Fee Name Typical Cost Is It Legitimate? How to Handle
Documentation Fee $100-$500 Yes (state-regulated) Check your state’s max allowable fee
Dealer Prep Fee $500-$1,200 No (already included in invoice) Refuse to pay – this is pure profit
Extended Warranty $1,200-$3,500 Optional Decline or negotiate to $500-$800
Paint Protection $500-$1,500 No (worth $50 at most) Politely decline – modern clear coats don’t need this
Fabric Protection $300-$800 No Decline – Scotchgard costs $20 at Walmart
VIN Etching $200-$500 No (minimal theft deterrent) Decline – does not affect insurance rates
Gap Insurance $500-$1,000 Sometimes (if putting <20% down) Compare with your insurance company (often cheaper)
Acquisition Fee (Lease) $300-$900 Yes (but negotiable) Ask for it to be waived or reduced
Disposition Fee (Lease) $300-$500 Yes (but avoidable) Buy the car at lease-end to avoid this fee

Red Flags: If a dealer refuses to itemize fees or says “This is our standard fee,” consider walking away. Reputable dealers will provide a transparent breakdown.

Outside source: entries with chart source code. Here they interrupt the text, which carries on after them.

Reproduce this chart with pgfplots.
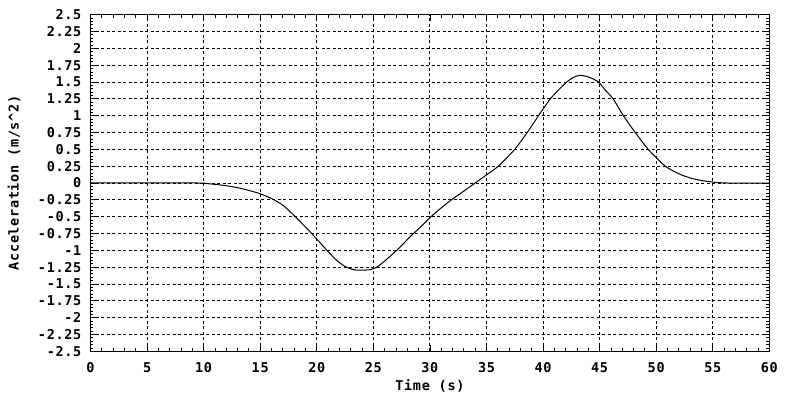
\documentclass[border=0pt]{standalone}
\usepackage{fontspec}
\usepackage{pgfplots}
\pgfplotsset{compat=1.18}
\newfontfamily\gfont{DejaVu Sans Mono}[LetterSpace=5]
\newcommand{\gf}{\gfont\bfseries\fontsize{13.5bp}{14bp}\selectfont}
\begin{document}
\begin{tikzpicture}
\fill[white] (-90.5bp,-48.7bp) rectangle (709.5bp,351.3bp);
\begin{axis}[
  scale only axis,
  width=678.8bp, height=336.6bp,
  xmin=0, xmax=60, ymin=-2.5, ymax=2.5,
  xtick distance=5, ytick distance=0.25,
  minor x tick num=4, minor y tick num=4,
  tick align=inside,
  major tick length=6bp, minor tick length=3bp,
  every tick/.style={black, line width=0.8bp},
  axis line style={black, line width=1bp},
  grid=major,
  major grid style={black, line width=0.9bp, dash pattern=on 3bp off 2.5bp},
  /pgf/number format/.cd, fixed, precision=2, assume math mode=true,
  /pgfplots/.cd,
  ticklabel style={font=\gf},
  xticklabel style={anchor=base, yshift=-21.5bp, inner sep=0pt},
  yticklabel style={anchor=east, xshift=-9bp, inner sep=0pt},
  xlabel={Time (s)},
  ylabel={Acceleration (m/s\textasciicircum 2)},
  label style={font=\gf},
  xlabel style={at={(axis description cs:0.5,-0.115)}, anchor=base, inner sep=0pt},
  ylabel style={at={(axis description cs:-0.1127,0.5)}, anchor=center, inner sep=0pt},
]
\addplot[black, line width=1bp, line join=round, smooth, tension=0.4] coordinates {
(0,0) (9.5,0) (10,-0.005) (11,-0.02) (12,-0.04) (13,-0.07) (14,-0.11)
(15,-0.16) (16,-0.23) (17,-0.33) (18.1,-0.5) (19.55,-0.75)
(20.9,-1.0) (21.7,-1.14) (22.5,-1.24) (23.3,-1.29) (24,-1.295) (24.8,-1.285)
(25.4,-1.24) (26.2,-1.13) (27.2,-0.98) (28.3,-0.79) (29.2,-0.65) (30.1,-0.5)
(31,-0.37) (31.9,-0.25) (33,-0.12) (34,0) (35,0.12) (36.05,0.25) (37.5,0.5)
(38.6,0.75) (39.6,1.0) (40.6,1.24) (41.3,1.37) (42.1,1.5) (42.7,1.57)
(43.3,1.6) (44.1,1.57) (44.9,1.5) (45.5,1.38) (46.2,1.25) (47.1,1.0)
(48.15,0.75) (49.3,0.5) (50.8,0.25) (52.1,0.13) (53,0.075) (53.9,0.04)
(55.1,0.012) (56.3,0) (60,0)
};
\end{axis}
\pgfresetboundingbox
\useasboundingbox (-90.5bp,-48.7bp) rectangle (709.5bp,351.3bp);
\end{tikzpicture}
\end{document}
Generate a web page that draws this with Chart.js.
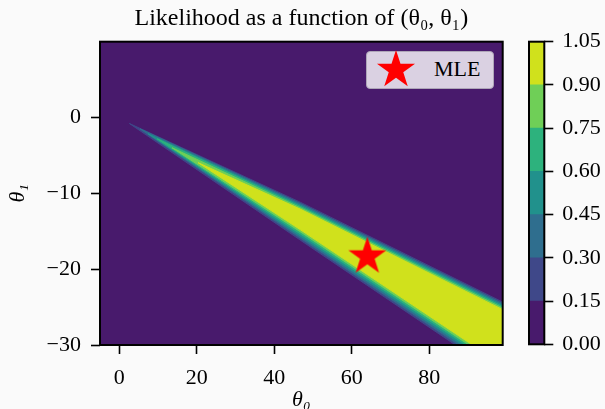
<!DOCTYPE html>
<html>
<head>
<meta charset="utf-8">
<script src="https://cdn.jsdelivr.net/npm/chart.js@4.4.1/dist/chart.umd.min.js"></script>
<style>
  html, body { margin: 0; padding: 0; background: #fafafa; }
  #wrap { position: relative; width: 605px; height: 409px; overflow: hidden; }
  #wrap canvas.chart { position: absolute; left: 0; top: 0; }
  #legend {
    position: absolute; left: 366px; top: 51px; width: 128px; height: 38px;
    box-sizing: border-box; background: #dad1e2; border: 1px solid #aea6b8; border-radius: 4px;
    font-family: 'Liberation Serif', serif; font-size: 22px; color: #000;
  }
  #legend canvas { position: absolute; left: 7px; top: -4px; }
  #legend span { position: absolute; left: 67px; top: 6px; line-height: 22px; }
</style>
</head>
<body>
<div id="wrap">
  <canvas id="main" class="chart" width="605" height="409"></canvas>
  <canvas id="cbar" class="chart" width="605" height="409"></canvas>
  <div id="legend"></div>
</div>
<script>
// axes
const xLimits = [-5, 99];
const yLimits = [-30, 10];
const xTicks = [0, 20, 40, 60, 80];
const yTicks = [-30, -20, -10, 0];

// contour levels (colour bar) and the viridis colour of each band
const levels = [0.00, 0.15, 0.30, 0.45, 0.60, 0.75, 0.90, 1.05];
const bandColors = ['#481a6c', '#3f4889', '#2f6e8e', '#21918c', '#2db27d', '#6fcf57', '#d0e11c'];

// outline of the region likelihood >= level, for levels 0.15 .. 0.90
const tipTheta0 = [2.6, 5.35, 7.4, 9.75, 13.6, 20.35];
const tipTheta1 = [-0.79, -1.49, -2.14, -2.80, -3.99, -5.96];
const midTheta0 = 46.7;
const upperMidTheta1 = [-11.16, -11.34, -11.53, -11.71, -11.89, -12.08];
const upperEndTheta1 = [-24.34, -24.54, -24.74, -24.93, -25.13, -25.34]; // at right edge
const lowerMidTheta1 = [-16.16, -15.88, -15.61, -15.33, -15.05, -14.78];
const lowerEndTheta0 = [86.8, 87.7, 88.6, 89.5, 90.3, 91.2]; // at bottom edge

// maximum likelihood estimate
const mleTheta0 = [64.05];
const mleTheta1 = [-18.33];

const serif = "'Liberation Serif', 'DejaVu Serif', serif";
const minus = v => String(v).replace('-', '\u2212');

function makeStar(r, color) {
  const c = document.createElement('canvas');
  const size = Math.ceil(2 * r + 4);
  c.width = size; c.height = size;
  const g = c.getContext('2d');
  g.fillStyle = color;
  g.beginPath();
  for (let i = 0; i < 10; i++) {
    const rad = i % 2 === 0 ? r : r * 0.381966;
    const a = -Math.PI / 2 + i * Math.PI / 5;
    g.lineTo(size / 2 + rad * Math.cos(a), size / 2 + rad * Math.sin(a));
  }
  g.closePath();
  g.fill();
  return c;
}

const frame = {
  id: 'frame',
  afterDraw(chart) {
    const { ctx, chartArea: a } = chart;
    ctx.save();
    ctx.strokeStyle = '#000';
    ctx.lineWidth = 2;
    ctx.strokeRect(a.left, a.top, a.right - a.left, a.bottom - a.top);
    ctx.restore();
  }
};

// build datasets
const datasets = [];
datasets.push({
  label: 'MLE',
  data: [{ x: mleTheta0[0], y: mleTheta1[0] }],
  pointStyle: makeStar(20, '#ff0000'),
  pointRadius: 20,
  showLine: false,
  order: 0
});
for (let k = 5; k >= 0; k--) {
  const poly = [
    { x: tipTheta0[k], y: tipTheta1[k] },
    { x: midTheta0, y: upperMidTheta1[k] },
    { x: xLimits[1], y: upperEndTheta1[k] },
    { x: xLimits[1], y: yLimits[0] },
    { x: lowerEndTheta0[k], y: yLimits[0] },
    { x: midTheta0, y: lowerMidTheta1[k] },
    { x: tipTheta0[k], y: tipTheta1[k] }
  ];
  datasets.push({
    label: 'L >= ' + levels[k + 1].toFixed(2),
    data: poly,
    showLine: true,
    fill: 'shape',
    backgroundColor: bandColors[k + 1],
    borderColor: bandColors[k + 1],
    borderWidth: 1,
    pointRadius: 0,
    order: 6 - k
  });
}
datasets.push({
  label: 'L >= 0.00',
  data: [
    { x: xLimits[0], y: yLimits[0] }, { x: xLimits[1], y: yLimits[0] },
    { x: xLimits[1], y: yLimits[1] }, { x: xLimits[0], y: yLimits[1] },
    { x: xLimits[0], y: yLimits[0] }
  ],
  showLine: true,
  fill: 'shape',
  backgroundColor: bandColors[0],
  borderColor: bandColors[0],
  borderWidth: 1,
  pointRadius: 0,
  order: 10
});

const tickFont = { family: serif, size: 22 };
const tickGrid = { drawOnChartArea: false, drawTicks: true, tickLength: 9, tickWidth: 1.6, tickColor: '#000' };

new Chart(document.getElementById('main'), {
  type: 'scatter',
  data: { datasets },
  options: {
    responsive: false,
    animation: false,
    devicePixelRatio: 1,
    layout: { padding: { left: 0, right: 102.3, top: 0, bottom: 0 } },
    plugins: {
      legend: { display: false },
      tooltip: { enabled: false },
      title: {
        display: true,
        text: 'Likelihood as a function of (\u03b8\u2080, \u03b8\u2081)',
        fullSize: false,
        color: '#000',
        font: { family: serif, size: 24, weight: 'normal', lineHeight: 1.2 },
        padding: { top: 4.5, bottom: 8.4 }
      }
    },
    scales: {
      x: {
        type: 'linear',
        min: xLimits[0],
        max: xLimits[1],
        afterBuildTicks: s => { s.ticks = xTicks.map(v => ({ value: v })); },
        afterFit: s => { s.height = 64; },
        grid: tickGrid,
        border: { display: false },
        ticks: { color: '#000', font: tickFont, padding: 11, maxRotation: 0, callback: minus },
        title: {
          display: true, text: '\u03b8\u2080', color: '#000',
          font: { family: serif, size: 22, style: 'italic', lineHeight: 0.8 },
          padding: { top: 0, bottom: 0 }
        }
      },
      y: {
        type: 'linear',
        min: yLimits[0],
        max: yLimits[1],
        afterBuildTicks: s => { s.ticks = yTicks.map(v => ({ value: v })); },
        afterFit: s => { s.width = 100; },
        grid: tickGrid,
        border: { display: false },
        ticks: { color: '#000', font: tickFont, padding: 10, callback: minus },
        title: {
          display: true, text: '\u03b8\u2081', color: '#000',
          font: { family: serif, size: 22, style: 'italic', lineHeight: 0.8 },
          padding: { top: 9.6, bottom: 0 }
        }
      }
    }
  },
  plugins: [frame]
});

// colour bar
new Chart(document.getElementById('cbar'), {
  type: 'bar',
  data: {
    labels: [''],
    datasets: bandColors.map((c, i) => ({
      label: levels[i].toFixed(2) + '-' + levels[i + 1].toFixed(2),
      data: [[levels[i], levels[i + 1]]],
      backgroundColor: c,
      borderWidth: 0,
      barPercentage: 1,
      categoryPercentage: 1,
      grouped: false
    }))
  },
  options: {
    responsive: false,
    animation: false,
    devicePixelRatio: 1,
    layout: { padding: { left: 529, top: 41.7, bottom: 64.7, right: 0 } },
    plugins: { legend: { display: false }, tooltip: { enabled: false } },
    scales: {
      x: { display: false },
      y: {
        position: 'right',
        min: levels[0],
        max: levels[levels.length - 1],
        afterBuildTicks: s => { s.ticks = levels.map(v => ({ value: v })); },
        afterFit: s => { s.width = 60.7; },
        grid: tickGrid,
        border: { display: false },
        ticks: { color: '#000', font: tickFont, padding: 9, callback: v => v.toFixed(2) }
      }
    }
  },
  plugins: [frame]
});

// legend inside the plot
const legend = document.getElementById('legend');
legend.appendChild(makeStar(20, '#ff0000'));
const lab = document.createElement('span');
lab.textContent = datasets[0].label;
legend.appendChild(lab);
</script>
</body>
</html>
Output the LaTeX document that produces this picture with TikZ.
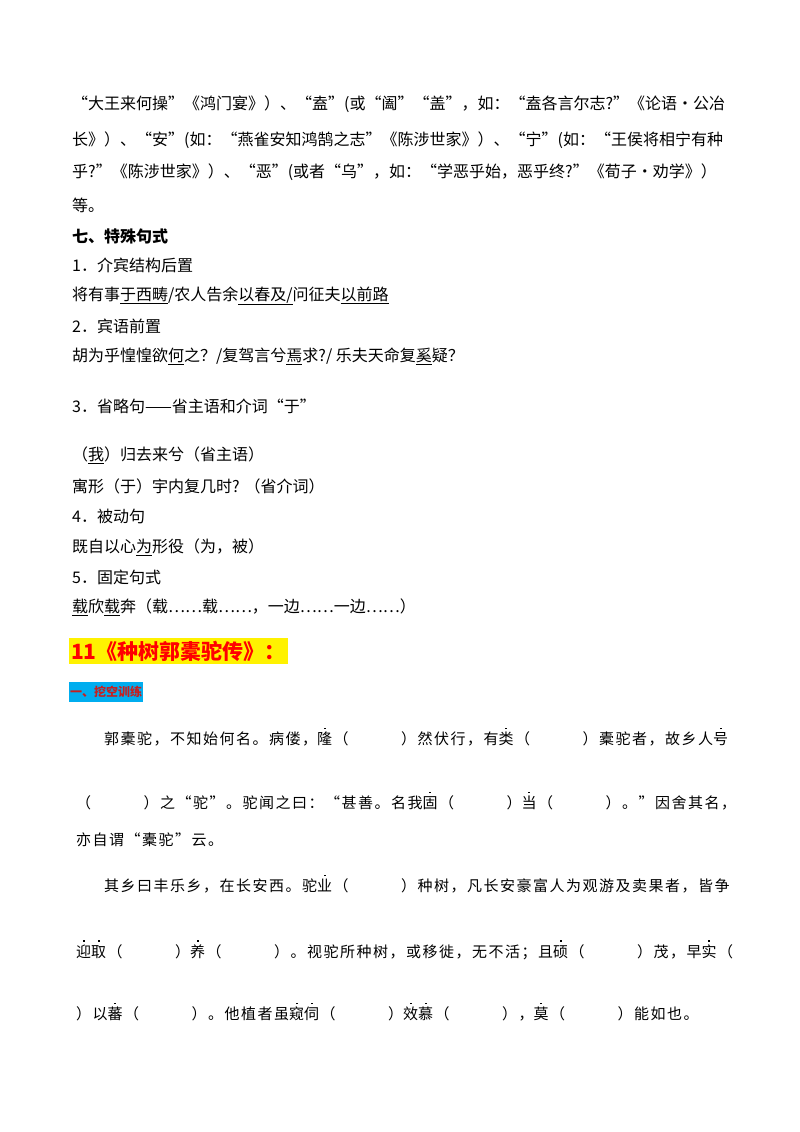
\documentclass[tikz,border=0pt]{standalone}
\usepackage{fontspec}
\setmainfont{Noto Sans CJK SC}
\newcommand\emd[1]{\rlap{\hbox to 1em{\hfil\raisebox{1.05em}{\rule{1.6pt}{1.6pt}}\hfil}}#1}
\newcommand\bl{\hspace{3.5em}}
\tikzset{ln/.style={anchor=west,inner sep=0pt,font=\fontsize{16}{16}\selectfont},
 lo/.style={anchor=west,inner sep=0pt,font=\fontsize{15}{15}\selectfont\addfontfeature{LetterSpace=10}}}
\begin{document}
\begin{tikzpicture}[x=1pt,y=-1pt]
\useasboundingbox (0,0) rectangle (800,1132);
\node[ln] (l1) at (72,104) {“大王来何操”《鸿门宴》）、“盍”(或“阖”“盖”，如：“盍各言尔志?”《论语·公冶};
\node[ln] (l2) at (72,140) {长》）、“安”(如：“燕雀安知鸿鹄之志”《陈涉世家》）、“宁”(如：“王侯将相宁有种};
\node[ln] (l3) at (72,172) {乎?”《陈涉世家》）、“恶”(或者“乌”，如：“学恶乎始，恶乎终?”《荀子·劝学》）};
\node[ln] (l4) at (72,205) {等。};
\node[ln,font=\fontsize{16}{16}\selectfont\bfseries] (h7) at (72,236) {七、特殊句式};
\node[ln] (a1) at (72,265) {1．介宾结构后置};
\node[ln] (a2) at (72,296) {将有事\underline{于西畴}/农人告余\underline{以春及/}问征夫\underline{以前路}};
\node[ln] (a3) at (72,326) {2．宾语前置};
\node[ln] (a4) at (72,356) {胡为乎惶惶欲\underline{何}之？/复驾言兮\underline{焉}求?/ 乐夫天命复\underline{奚}疑？};
\node[ln] (a5) at (72,406) {3．省略句——省主语和介词“于”};
\node[ln] (a6) at (72,455) {（\underline{我}）归去来兮（省主语）};
\node[ln] (a7) at (72,486) {寓形（于）宇内复几时? （省介词）};
\node[ln] (a8) at (72,516) {4．被动句};
\node[ln] (a9) at (72,547) {既自以心\underline{为}形役（为，被）};
\node[ln] (a10) at (72,577) {5．固定句式};
\node[ln] (a11) at (72,607) {\underline{载}欣\underline{载}奔（载……载……，一边……一边……）};
\node[anchor=west,fill=yellow,text=red,inner xsep=2pt,inner ysep=3pt,font=\fontsize{21}{21}\selectfont\bfseries] (t) at (69,651) {11《种树郭橐驼传》：};
\node[anchor=west,fill=cyan,text={rgb,255:red,200;green,30;blue,30},inner xsep=1pt,inner ysep=4pt,font=\fontsize{12}{12}\selectfont\bfseries] (s) at (69,692) {一、挖空训练};
\node[lo] (b1) at (104,737) {郭橐驼，不知始何名。病偻，\emd{隆}（\bl）然伏行，有\emd{类}（\bl）橐驼者，故乡人\emd{号}};
\node[lo] (b2) at (76,801) {（\bl）之“驼”。驼闻之曰：“甚善。名我\emd{固}（\bl）\emd{当}（\bl）。”因舍其名，};
\node[lo] (b3) at (76,840) {亦自谓“橐驼”云。};
\node[lo] (b4) at (104,884) {其乡曰丰乐乡，在长安西。驼\emd{业}（\bl）种树，凡长安豪富人为观游及卖果者，皆争};
\node[lo] (b5) at (76,950) {\emd{迎}\emd{取}（\bl）\emd{养}（\bl）。视驼所种树，或移徙，无不活；且\emd{硕}（\bl）茂，早\emd{实}（};
\node[lo] (b6) at (76,1012) {）以\emd{蕃}（\bl）。他植者虽\emd{窥}\emd{伺}（\bl）\emd{效}\emd{慕}（\bl），\emd{莫}（\bl）能如也。};
\end{tikzpicture}
\end{document}
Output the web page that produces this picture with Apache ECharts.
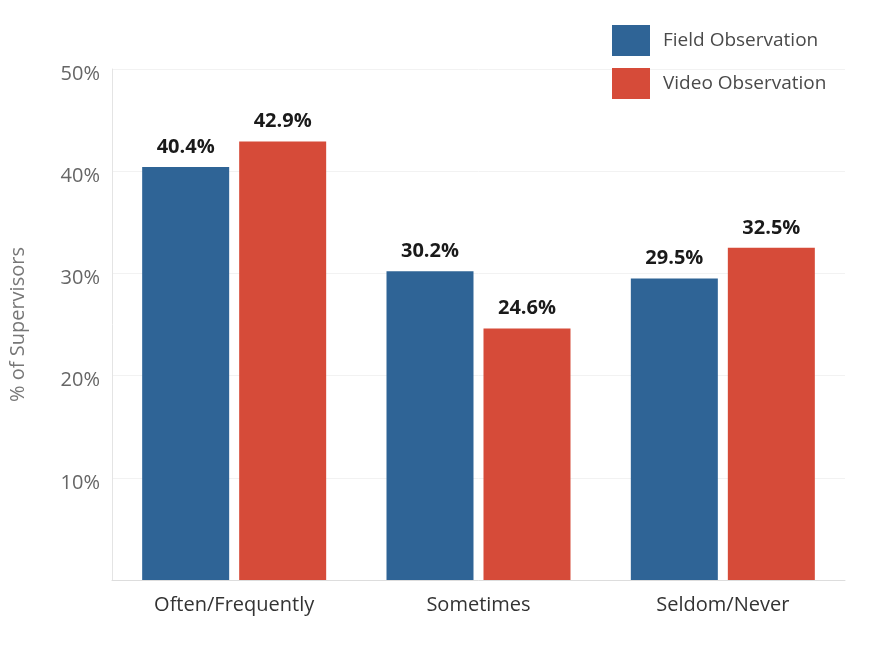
<!DOCTYPE html>
<html>
<head>
<meta charset="utf-8">
<script src="https://cdn.jsdelivr.net/npm/echarts@6/dist/echarts.min.js"></script>
<style>html,body{margin:0;padding:0;background:#fff}#c{width:888px;height:654px}</style>
</head>
<body>
<div id="c"></div>
<script>
const categories = ['Often/Frequently', 'Sometimes', 'Seldom/Never'];
const fieldObservation = [40.4, 30.2, 29.5];
const videoObservation = [42.9, 24.6, 32.5];
const seriesNames = ['Field Observation', 'Video Observation'];
const yTicks = [0, 10, 20, 30, 40, 50];

const chart = echarts.init(document.getElementById('c'));
const font = '"Open Sans", sans-serif';
const labelStyle = {
  show: true, position: 'top', distance: 10,
  formatter: p => p.value.toFixed(1) + '%',
  fontFamily: font, fontWeight: 'bold', fontSize: 20, color: '#1a1a1a'
};
chart.setOption({
  animation: false,
  backgroundColor: '#fff',
  legend: {
    orient: 'vertical', left: 607, top: 20,
    itemWidth: 38, itemHeight: 31, itemGap: 12,
    icon: 'rect',
    textStyle: { fontFamily: font, fontSize: 19, color: '#4a4a4a', padding: [0, 0, 0, 8] },
    data: seriesNames
  },
  grid: { left: 112, right: 43, top: 69, bottom: 74, containLabel: false },
  xAxis: {
    type: 'category', data: categories,
    axisLine: { lineStyle: { color: '#ddd' } },
    axisTick: { show: false },
    axisLabel: { fontFamily: font, fontSize: 20, color: '#333', margin: 15 }
  },
  yAxis: {
    type: 'value', min: yTicks[0], max: yTicks[yTicks.length - 1], interval: 10,
    name: '% of Supervisors', nameLocation: 'middle', nameGap: 84,
    nameTextStyle: { fontFamily: font, fontSize: 20, color: '#777' },
    axisLine: { show: true, lineStyle: { color: '#e4e4e4' } },
    axisTick: { show: false },
    splitLine: { lineStyle: { color: '#f2f2f2' } },
    axisLabel: {
      fontFamily: font, fontSize: 20, color: '#666', margin: 12,
      verticalAlign: 'top', lineHeight: 10,
      formatter: v => v === 0 ? '' : v + '%'
    }
  },
  series: [
    { name: seriesNames[0], type: 'bar', data: fieldObservation, barWidth: 87, barGap: '11.5%',
      itemStyle: { color: '#2f6496' }, label: labelStyle },
    { name: seriesNames[1], type: 'bar', data: videoObservation, barWidth: 87,
      itemStyle: { color: '#d64b39' }, label: labelStyle }
  ]
});
</script>
</body>
</html>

Pro Tip: Use our calculator’s “Additional Costs” field to account for legitimate fees (taxes, title, registration) which typically total 8-10% of the vehicle price. Any fees beyond this should be questioned.

How does trading in a car affect my buying power?

Trading in a vehicle impacts your budget in three ways:

1. Increases Your Effective Down Payment

Example: If you owe $10,000 on your current car but the dealer offers $12,000 trade-in value, you gain $2,000 in equity to put toward your new purchase. Enter this as part of your down payment in our calculator.

2. May Reduce Your Loan Amount

If you’re upside down (owe more than the car’s worth), the negative equity gets rolled into your new loan. For example:

  • You owe $15,000 on a car worth $12,000
  • Dealer offers $12,000 trade-in
  • $3,000 negative equity gets added to your new loan
  • This increases your monthly payment and total interest

3. Affects Your Tax Situation

In most states, you only pay sales tax on the difference between the new car price and trade-in value. Example:

  • New car price: $30,000
  • Trade-in value: $10,000
  • Taxable amount: $20,000 (not $30,000)
  • At 8% tax: You save $800 vs. not trading in

Calculator Strategy:

  1. Get a trade-in valuation from Kelley Blue Book and Edmunds
  2. Enter the trade-in value as part of your down payment
  3. If upside down, add the negative equity amount to the car price field
  4. Compare the results with and without the trade-in to see the impact

Pro Tip: Get competing trade-in offers from CarMax, Carvana, and local dealers. Use the highest offer as leverage when negotiating your purchase. Our calculator helps you see exactly how much more car you can afford with a better trade-in value.

What’s the best time of year to buy a car?

Timing your purchase can save you thousands. Use our calculator to determine your budget, then aim for these optimal periods:

Best Months to Buy

Month Average Discount Why It’s a Good Time
December 8-12% Year-end clearance, dealer quotas, holiday incentives
October-November 7-10% New models arriving, dealers want to clear old inventory
January-February 6-9% Slow sales period, dealers offer rebates
May (Memorial Day) 5-8% Major sales event with manufacturer incentives
September (Labor Day) 5-8% Model year changeover begins, deals on current year

Best Days of the Week

  • Weekdays (Tuesday-Wursday): Dealers are less busy and more willing to negotiate
  • End of the Month: Salespeople pushing to meet quotas may offer better deals
  • Rainy Days: Dealerships are slower, salespeople more attentive
  • Holidays: Presidents’ Day, Memorial Day, Labor Day, Black Friday often have special financing

Worst Times to Buy

  • Weekends: Higher traffic means less negotiation flexibility
  • Beginning of the Month: Salespeople just reset their quotas
  • Spring (March-April): Tax refund buyers create high demand
  • Right After New Model Release: Early adopters pay premium prices

Calculator Tip: Run scenarios during different times of year by adjusting the interest rate field. For example:

  • December: Use manufacturer’s promoted rate (often 0.9%-2.9% for qualified buyers)
  • Summer: Use standard rates (4.5%-6%) as incentives are fewer

Combine timing with our calculator’s recommendations. For example, if your budget is $30,000 in June, you might afford a $32,000 vehicle with December incentives.